By Cassia Harvey, Charles Abramovic, Katelyn Bouska, Lawrence Indik, Myanna Harvey, and Rebecca Harris. By David Carpenter. Classical, Chamber Music. Classical. Listening CD. Navona Records #NV6208. Published by Navona Records (NX.NV6208).

UPC: 896931005081.

Composer David Carpenter's PARMA debut, From the Valley of the Baca, features three works that illustrate the expansive scope of his compositional style. From the lyrical Trio, to the powerfully poetic title work for baritone and piano, to the romantically-inclined Sonata, From the Valley of the Baca demonstrates the composer's ability to express his artistic vision in a wide variety of musical genres. The harmonic language and brooding character of the Trio, which recalls the introspective character of Shostakovich's String Quartet in C minor, op. 110, is balanced by Carpenter's penchant for long, lyrical lines, particularly in the Trio's second movement.
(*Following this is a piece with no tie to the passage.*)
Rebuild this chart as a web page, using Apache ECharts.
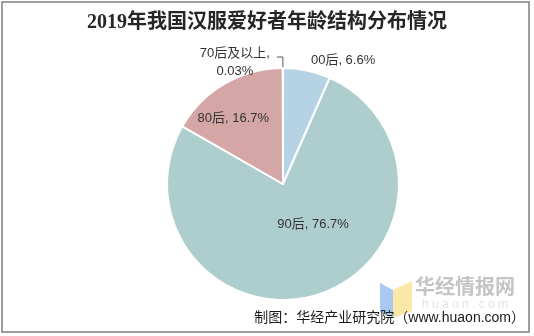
<!DOCTYPE html>
<html>
<head>
<meta charset="utf-8">
<script src="https://cdn.jsdelivr.net/npm/echarts@6/dist/echarts.min.js"></script>
<style>
html,body{margin:0;padding:0;background:#fff;}
#chart{width:534px;height:336px;}
</style>
</head>
<body>
<div id="chart"></div>
<script>
const titleText = '2019年我国汉服爱好者年龄结构分布情况';
const sourceText = '制图：华经产业研究院（www.huaon.com）';
const categories = ['00后', '90后', '80后', '70后及以上'];
const values = [6.6, 76.7, 16.7, 0.03];
const colors = ['#b6d3e5', '#aecece', '#d4a6a5', '#c9b8d8'];

const labelFont = "'Liberation Sans', Arial, 'Noto Sans CJK SC', sans-serif";

const labelStyles = [
  { position: 'outside', distanceToLabelLine: 2, labelLine: { show: false, length: 10, length2: 0 } },
  { position: 'inside', offset: [11, -18] },
  { position: 'inside', offset: [-19, -13] },
  { position: 'outside', distanceToLabelLine: 5, padding: [10, 0, 0, 0], labelLine: { show: true, length: 11, length2: 6 } }
];

const data = categories.map((name, i) => {
  const s = labelStyles[i];
  const item = {
    name: name,
    value: values[i],
    itemStyle: { color: colors[i] },
    label: {
      position: s.position,
      offset: s.offset,
      distanceToLabelLine: s.distanceToLabelLine,
      padding: s.padding
    }
  };
  if (s.labelLine) item.labelLine = s.labelLine;
  return item;
});

const chart = echarts.init(document.getElementById('chart'), null, { renderer: 'canvas' });
chart.setOption({
  backgroundColor: '#ffffff',
  animation: false,
  title: {
    text: titleText,
    left: 'center',
    top: 8,
    textStyle: {
      fontFamily: "'Liberation Serif', 'Times New Roman', 'Noto Sans CJK SC', serif",
      fontSize: 20,
      fontWeight: 'bold',
      color: '#262626'
    }
  },
  series: [{
    type: 'pie',
    center: [283, 184],
    radius: [0, 116],
    startAngle: 90,
    clockwise: true,
    avoidLabelOverlap: false,
    itemStyle: { borderColor: '#ffffff', borderWidth: 2 },
    label: {
      show: true,
      color: '#333333',
      fontSize: 13,
      fontFamily: labelFont,
      formatter: function (p) {
        if (p.dataIndex === 3) {
          return '{a|' + p.name + ',}\n{a|' + p.value + '%}';
        }
        return p.name + ', ' + p.value + '%';
      },
      rich: {
        a: { width: 74, align: 'center', fontSize: 13, lineHeight: 18, color: '#333333', fontFamily: labelFont }
      }
    },
    labelLine: {
      lineStyle: { color: '#595959', width: 1 }
    },
    emphasis: { disabled: true },
    data: data
  }],
  graphic: [
    {
      type: 'rect',
      shape: { x: 2, y: 2, width: 527, height: 330 },
      style: { fill: 'none', stroke: '#7f7f7f', lineWidth: 1.5 },
      silent: true
    },
    {
      type: 'polygon',
      shape: { points: [[380, 283], [393, 290], [393, 318], [380, 312]] },
      style: { fill: '#a9c8f2' },
      silent: true
    },
    {
      type: 'polygon',
      shape: { points: [[393, 290], [412, 281], [412, 311], [393, 318]] },
      style: { fill: '#fbe7a6' },
      silent: true
    },
    {
      type: 'text',
      style: {
        text: '华经情报网',
        x: 465, y: 286,
        align: 'center', verticalAlign: 'middle',
        font: "bold 20px 'Noto Sans CJK SC', sans-serif",
        fill: '#c4c4c4'
      },
      silent: true
    },
    {
      type: 'text',
      style: {
        text: 'h u a o n . c o m',
        x: 465, y: 305,
        align: 'center', verticalAlign: 'middle',
        font: "12px 'Liberation Sans', sans-serif",
        fill: '#e4e4e4'
      },
      silent: true
    },
    {
      type: 'text',
      style: {
        text: sourceText,
        x: 525, y: 318,
        align: 'right', verticalAlign: 'middle',
        font: "14px 'Liberation Sans', Arial, 'Noto Sans CJK SC', sans-serif",
        fill: '#1a1a1a'
      },
      silent: true
    }
  ]
});
</script>
</body>
</html>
Carpenter cites two sources of inspiration for his song cycle From the Valley of Baca, one musical and one poetic: His work Job for baritone and piano, based on the book from the Hebrew Bible, sparked the idea of writing a song cycle based on the poetry of the Jewish-American author Emma Lazarus. One of Lazarus's, poems, The Valley of Baca, which references the 84th psalm, also inspired Carpenter to intersperse the verses of this psalm, set in its original Hebrew, throughout the song cycle, serving as a counterbalance to the English texts of Lazarus's poems. In 2015, Carpenter composed a work entitled Rhapsody for pianist Katelyn Bouska as a companion piece to Chopin's Piano Sonata in B minor, op. 58, both of which Bouska performed at a recital in Paris that year. At Bouska's behest, Carpenter added two movements to this composition to form a sonata, employing a sighing, chromatic motive from the Rhapsody to bind the three movements together. Emphasizing again that the past informs the work of many artists, something of Chopin's musical style, as well as that of other Romantic-era composers, finds voice in this new work. While he has drawn musical inspiration from past masters, Carpenter's music is intended neither as a pastiche of earlier musical styles nor an anachronism.